Introduction to logic design with focus on the following topics: fundamentals of Boolean algebra and minimization techniques, logic realizations of SOP and POS functions, multiple function synthesis using PLDs, combinational circuit design as it applies to computers, sequential circuit elements, flip flops, counters and shift-registers, clock generation circuits, algorithmic state machine method of designing sequential circuits, and VHDL design and synthesis. Course culminates with a design project that uses VHDL to implement a finite state machine.

Introduction to computers and operating systems; introduction to programming in a high level language appropriate to electrical engineering.

The study of signals and systems using the discrete-time approach. Topic covered: modeling of discrete-time physical systems, sampling and reconstruction of signals, analog-to-digital converters, quantization, arithmetic formats (fixed- and floating-point), analysis of discrete-time LTI systems, Implementation of discrete-time systems, Z-transforms, frequency analysis of discrete-time signals, frequency domain analysis of LTI systems, discrete Fourier transform, design of FIR and IIR filters. Simulation and analysis of systems using MATLAB and Simulink.

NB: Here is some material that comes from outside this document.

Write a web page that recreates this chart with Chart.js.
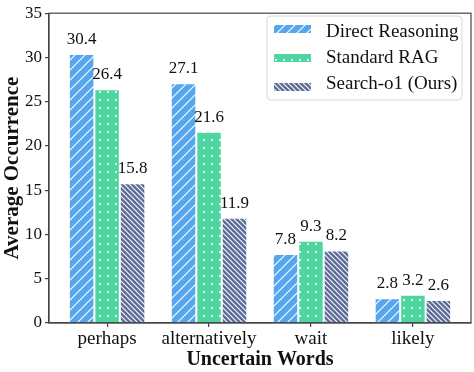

Exploration of probability, statistics and random processes with emphasis on engineering applications. Topics covered: probability models, probability axioms, statistical independence, conditional probability, random variables, probability distributions, joint probability density functions, correlation, covariance, statistical estimate of random parameters, sampling distributions, reliability, random processes, power spectral density, and response of LTI systems to random inputs. Simulation and analysis using MATLAB.

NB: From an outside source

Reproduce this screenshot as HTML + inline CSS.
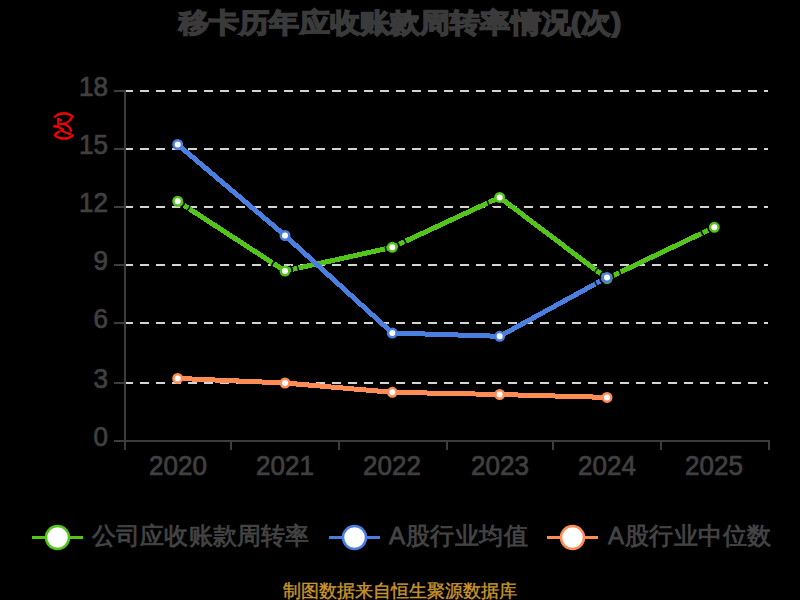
<!DOCTYPE html>
<html>
<head>
<meta charset="utf-8">
<style>
html,body{margin:0;padding:0;width:800px;height:600px;overflow:hidden;background:#000;}
body{position:relative;font-family:"Liberation Sans",sans-serif;}
.t{position:absolute;white-space:nowrap;line-height:1;}
#title{left:179px;top:9px;font-size:30px;font-weight:bold;color:#3a3a3a;-webkit-text-stroke:1.75px #3a3a3a;transform:scaleY(0.9);transform-origin:0 0;letter-spacing:0.15px;}
#unit{left:47.5px;top:116.5px;font-size:20px;letter-spacing:-2px;color:#ff0000;-webkit-text-stroke:0.5px #f00;transform:rotate(-90deg);transform-origin:center;}
.yl{position:absolute;right:692px;font-size:26px;color:#404040;line-height:1;text-align:right;-webkit-text-stroke:0.7px #404040;transform:scaleY(1.07);transform-origin:0 0;}
.xl{position:absolute;font-size:26px;color:#404040;line-height:1;width:100px;text-align:center;-webkit-text-stroke:0.7px #404040;transform:scaleY(1.07);transform-origin:0 0;}
.lg{position:absolute;font-size:24px;color:#444;line-height:1;white-space:nowrap;-webkit-text-stroke:0.8px #444;}
#foot{left:282.5px;top:581.5px;font-size:18px;color:#c8962d;-webkit-text-stroke:0.4px #c8962d;}
svg{position:absolute;left:0;top:0;}
</style>
</head>
<body>
<svg width="800" height="600" viewBox="0 0 800 600">
  <!-- grid lines -->
  <g stroke="#d4d4d4" stroke-width="2" stroke-dasharray="9 7">
    <line x1="124" y1="91" x2="768" y2="91"/>
    <line x1="124" y1="149" x2="768" y2="149"/>
    <line x1="124" y1="207" x2="768" y2="207"/>
    <line x1="124" y1="265" x2="768" y2="265"/>
    <line x1="124" y1="323" x2="768" y2="323"/>
    <line x1="124" y1="383" x2="768" y2="383"/>
  </g>
  <!-- axes -->
  <g stroke="#3c3c3c" stroke-width="2">
    <line x1="125" y1="90" x2="125" y2="450"/>
    <line x1="114" y1="441" x2="770" y2="441"/>
    <line x1="114" y1="91" x2="125" y2="91"/>
    <line x1="114" y1="149" x2="125" y2="149"/>
    <line x1="114" y1="207" x2="125" y2="207"/>
    <line x1="114" y1="265" x2="125" y2="265"/>
    <line x1="114" y1="323" x2="125" y2="323"/>
    <line x1="114" y1="383" x2="125" y2="383"/>
    <line x1="231" y1="441" x2="231" y2="450"/>
    <line x1="339" y1="441" x2="339" y2="450"/>
    <line x1="447" y1="441" x2="447" y2="450"/>
    <line x1="553" y1="441" x2="553" y2="450"/>
    <line x1="661" y1="441" x2="661" y2="450"/>
    <line x1="769" y1="440" x2="769" y2="450"/>
  </g>
  <!-- green series -->
  <polyline fill="none" stroke="#52c41a" stroke-width="5" stroke-linejoin="round" shape-rendering="crispEdges"
    points="177.7,201.25 285,271 392.3,247.3 499.7,197.4 607,278.5 714.3,227.3"/>
  <g fill="#fff" stroke="#52c41a" stroke-width="2.5">
    <circle cx="177.7" cy="201.25" r="4.25"/>
    <circle cx="285" cy="271" r="4.25"/>
    <circle cx="392.3" cy="247.3" r="4.25"/>
    <circle cx="499.7" cy="197.4" r="4.25"/>
    <circle cx="607" cy="278.5" r="4.25"/>
    <circle cx="714.3" cy="227.3" r="4.25"/>
  </g>
  <!-- blue series -->
  <polyline fill="none" stroke="#4a7fe0" stroke-width="5" stroke-linejoin="round" shape-rendering="crispEdges"
    points="177.7,144.5 285,235.5 392.3,333 499.7,336.3 607,277.5"/>
  <g fill="#fff" stroke="#4a7fe0" stroke-width="2.5">
    <circle cx="177.7" cy="144.5" r="4.25"/>
    <circle cx="285" cy="235.5" r="4.25"/>
    <circle cx="392.3" cy="333" r="4.25"/>
    <circle cx="499.7" cy="336.3" r="4.25"/>
    <circle cx="607" cy="277.5" r="4.25"/>
  </g>
  <!-- orange series -->
  <polyline fill="none" stroke="#ff8c55" stroke-width="5" stroke-linejoin="round" shape-rendering="crispEdges"
    points="177.7,378.4 285,383 392.3,392.3 499.7,394.5 607,397.4"/>
  <g fill="#fff" stroke="#ff8c55" stroke-width="2.5">
    <circle cx="177.7" cy="378.4" r="4.25"/>
    <circle cx="285" cy="383" r="4.25"/>
    <circle cx="392.3" cy="392.3" r="4.25"/>
    <circle cx="499.7" cy="394.5" r="4.25"/>
    <circle cx="607" cy="397.4" r="4.25"/>
  </g>
  <!-- label occlusions -->
  <path fill="none" stroke="#000" stroke-width="1.6" d="M184.50,201.02 A6.8,6.8 0 0 1 180.24,207.56 M190.89,200.80 A13.2,13.2 0 0 1 182.64,213.49 M289.87,265.70 A7.2,7.2 0 0 1 291.65,273.76 M293.93,261.27 A13.2,13.2 0 0 1 297.19,276.06 M270.51,271.50 A14.5,14.5 0 0 1 279.57,257.55 M387.70,252.31 A6.8,6.8 0 0 1 386.02,244.69 M395.71,241.42 A6.8,6.8 0 0 1 399.00,248.49 M399.42,235.01 A14.2,14.2 0 0 1 406.28,249.79 M493.28,208.48 A12.8,12.8 0 0 1 487.10,195.16 M600.20,277.29 A6.8,6.8 0 0 1 604.87,271.04 M593.81,277.10 A13.2,13.2 0 0 1 602.86,264.96 M603.90,283.78 A7.0,7.0 0 0 1 600.04,276.73 M601.42,288.80 A12.6,12.6 0 0 1 594.48,276.12 M610.24,271.87 A6.5,6.5 0 0 1 613.40,278.62 M613.98,265.37 A14.0,14.0 0 0 1 620.79,279.91 M711.21,232.67 A6.2,6.2 0 0 1 708.19,226.23 M707.46,239.17 A13.7,13.7 0 0 1 700.81,224.94"/>
  <!-- legend icons -->
  <line x1="32" y1="537.5" x2="83" y2="537.5" stroke="#52c41a" stroke-width="3"/>
  <circle cx="57.5" cy="537.5" r="11.5" fill="#fff" stroke="#52c41a" stroke-width="2.5"/>
  <line x1="329" y1="537.5" x2="380" y2="537.5" stroke="#4a7fe0" stroke-width="3"/>
  <circle cx="354.5" cy="537.5" r="11.5" fill="#fff" stroke="#4a7fe0" stroke-width="2.5"/>
  <line x1="547" y1="537.5" x2="598" y2="537.5" stroke="#ff8c55" stroke-width="3"/>
  <circle cx="572.5" cy="537.5" r="11.5" fill="#fff" stroke="#ff8c55" stroke-width="2.5"/>
</svg>
<div id="title" class="t">移卡历年应收账款周转率情况(次)</div>
<div id="unit" class="t">(次)</div>
<div class="yl" style="top:72.0px">18</div>
<div class="yl" style="top:130.0px">15</div>
<div class="yl" style="top:188.0px">12</div>
<div class="yl" style="top:246.0px">9</div>
<div class="yl" style="top:304.0px">6</div>
<div class="yl" style="top:364.0px">3</div>
<div class="yl" style="top:422.0px">0</div>
<div class="xl" style="left:128px;top:451px">2020</div>
<div class="xl" style="left:235px;top:451px">2021</div>
<div class="xl" style="left:342px;top:451px">2022</div>
<div class="xl" style="left:450px;top:451px">2023</div>
<div class="xl" style="left:557px;top:451px">2024</div>
<div class="xl" style="left:664px;top:451px">2025</div>
<div class="lg" style="left:92px;top:524px;letter-spacing:0.15px">公司应收账款周转率</div>
<div class="lg" style="left:389px;top:524px;letter-spacing:0.6px">A股行业均值</div>
<div class="lg" style="left:608px;top:524px;letter-spacing:0.5px">A股行业中位数</div>
<div id="foot" class="t">制图数据来自恒生聚源数据库</div>
</body>
</html>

Orthogonal signal representation; review of Fourier series and Fourier transform; basic probability theory; random processes; power spectral density; Shannon's channel capacity; sampling theorem; baseband signaling; bandpass signaling; complex envelop representation of signals and systems; analog modulations; binary and M-ary digital modulations; phase locked loops, demodulation circuits; matched filter; error performance in digital communications. Cross-listed as ECE 531.

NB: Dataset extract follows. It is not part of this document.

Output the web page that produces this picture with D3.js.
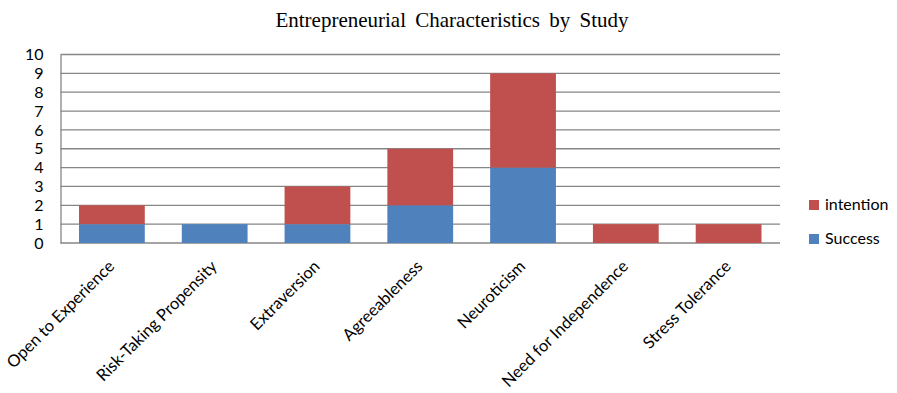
<!DOCTYPE html>
<html>
<head>
<meta charset="utf-8">
<script src="https://cdn.jsdelivr.net/npm/d3@7"></script>
<style>
  body { margin: 0; background: #fff; }
  text { font-family: Lato, "Liberation Sans", sans-serif; fill: #000; }
</style>
</head>
<body>
<div id="chart"></div>
<script>
// data
const categories = [
  "Open to Experience",
  "Risk-Taking Propensity",
  "Extraversion",
  "Agreeableness",
  "Neuroticism",
  "Need for Independence",
  "Stress Tolerance",
];
const success = [1, 1, 1, 2, 4, 0, 0];
const intention = [1, 0, 2, 3, 5, 1, 1];
const yTicks = [0, 1, 2, 3, 4, 5, 6, 7, 8, 9, 10];
const seriesNames = ["Success", "intention"];

// layout
const width = 897;
const height = 393;
const margin = { top: 54.5, right: 117, bottom: 150, left: 60.5 };
const plotWidth = width - margin.left - margin.right;
const plotHeight = height - margin.top - margin.bottom;

const colors = { Success: "#4F81BD", intention: "#C0504D" };

const svg = d3
  .select("#chart")
  .append("svg")
  .attr("width", width)
  .attr("height", height);

// title
svg
  .append("text")
  .attr("x", 452)
  .attr("y", 27)
  .attr("text-anchor", "middle")
  .style("font-family", "'Liberation Serif', 'Times New Roman', serif")
  .style("font-size", "21px")
  .style("word-spacing", "4px")
  .text("Entrepreneurial Characteristics by Study");

const g = svg
  .append("g")
  .attr("transform", `translate(${margin.left},${margin.top})`);

// scales
const xScale = d3
  .scaleBand()
  .domain(categories)
  .range([0, plotWidth])
  .paddingInner(0.36)
  .paddingOuter(0.18);

const yScale = d3.scaleLinear().domain([0, 10]).range([plotHeight, 0]);

// gridlines
g.append("g")
  .selectAll("line")
  .data(yTicks)
  .join("line")
  .attr("x1", 0)
  .attr("x2", plotWidth)
  .attr("y1", (d) => yScale(d))
  .attr("y2", (d) => yScale(d))
  .attr("stroke", "#868686")
  .attr("stroke-width", 1.3);

// y axis
const yAxisG = g
  .append("g")
  .call(d3.axisLeft(yScale).tickValues(yTicks).tickSize(0).tickPadding(17));
yAxisG.select(".domain").attr("stroke", "#868686").attr("stroke-width", 1.3);
yAxisG
  .selectAll("text")
  .style("font-family", "Lato, sans-serif")
  .style("font-size", "16px");

// stacked bars
const rows = categories.map((c, i) => ({
  category: c,
  Success: success[i],
  intention: intention[i],
}));
const stacked = d3.stack().keys(seriesNames)(rows);

g.append("g")
  .selectAll("g")
  .data(stacked)
  .join("g")
  .attr("fill", (d) => colors[d.key])
  .selectAll("rect")
  .data((d) => d.filter((p) => p[1] - p[0] > 0))
  .join("rect")
  .attr("x", (d) => xScale(d.data.category))
  .attr("width", xScale.bandwidth())
  .attr("y", (d) => yScale(d[1]))
  .attr("height", (d) => yScale(d[0]) - yScale(d[1]));

// x labels, rotated
g.append("g")
  .selectAll("text")
  .data(categories)
  .join("text")
  .attr(
    "transform",
    (d) =>
      `translate(${xScale(d) + xScale.bandwidth() / 2 - 5},${plotHeight + 16}) rotate(-45)`
  )
  .attr("text-anchor", "end")
  .attr("dy", "0.72em")
  .style("font-size", "16.5px")
  .text((d) => d);

// legend
const legend = svg
  .append("g")
  .attr("transform", "translate(809,200)");
const legendItems = ["intention", "Success"];
const li = legend
  .selectAll("g")
  .data(legendItems)
  .join("g")
  .attr("transform", (d, i) => `translate(0,${i * 34})`);
li.append("rect")
  .attr("width", 10)
  .attr("height", 10)
  .attr("fill", (d) => colors[d]);
li.append("text")
  .attr("x", 16)
  .attr("y", 10)
  .style("font-size", "16px")
  .text((d) => d);
</script>
</body>
</html>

A structured guide to the modeling of the design of digital systems, using VHDL, a hardware description language. VHDL is designed to fill a number of needs in the design process. It allows description of the structure of a system and the specification of the function using familiar programming language forms. As a result it allows the design of a system to be simulated and synthesized. Cross-listed as ECE 581.

Orthogonal signal representation; review of Fourier series and Fourier transform; basic probability theory; random processes; power spectral density; Shannon's channel capacity; sampling theorem; baseband signaling; bandpass signaling; complex envelop representation of signals and systems; analog modulations; binary and M-ary digital modulations; phase locked loops, demodulation circuits; matched filter; error performance in digital communications. Cross-listed as ECE 431.

Design of digital filters and multirate systems. Topics include: review of discrete-time signals and systems, generalized linear phase, all-pass filters, minimum phase systems, inverse systems, FIR filter design, IIR filter design, resampling in time and frequency domain, half-band filters, polyphase filters, quadrature mirror filters and wavelets. Cross-listed as ECE 460.

A structured guide to the modeling of the design of digital systems, using VHDL, a hardware description language. VHDL is designed to fill a number of needs in the design process. It allows description of the structure of a system and the specification of the function using familiar programming language forms. As a result it allows the design of a system to be simulated and synthesized. Cross-listed as ECE 481.

Advanced techniques for analysis of electrical, mechanical, and electromechanical systems. State function concepts are emphasized with applications for determining state equations, system stability, and control.

Analysis, design and implementation of digital computer-controlled systems. Transform and state variable methods are used to analyze and design digital controllers. Introduction to discrete time optimal control, Kalman-Bucy filtering, system identification, nonlinear control, adaptive control, H-infinity control, contemporary software and hardware tools for design and rapid implementation of real-time digital controllers, and hardware-in-the-loop simulation of closed loop systems are presented.

Topics of special interest which may vary each time course is offered. Topic stated in current Schedule of Classes. Repeatable to a maximum of 6 semester hours.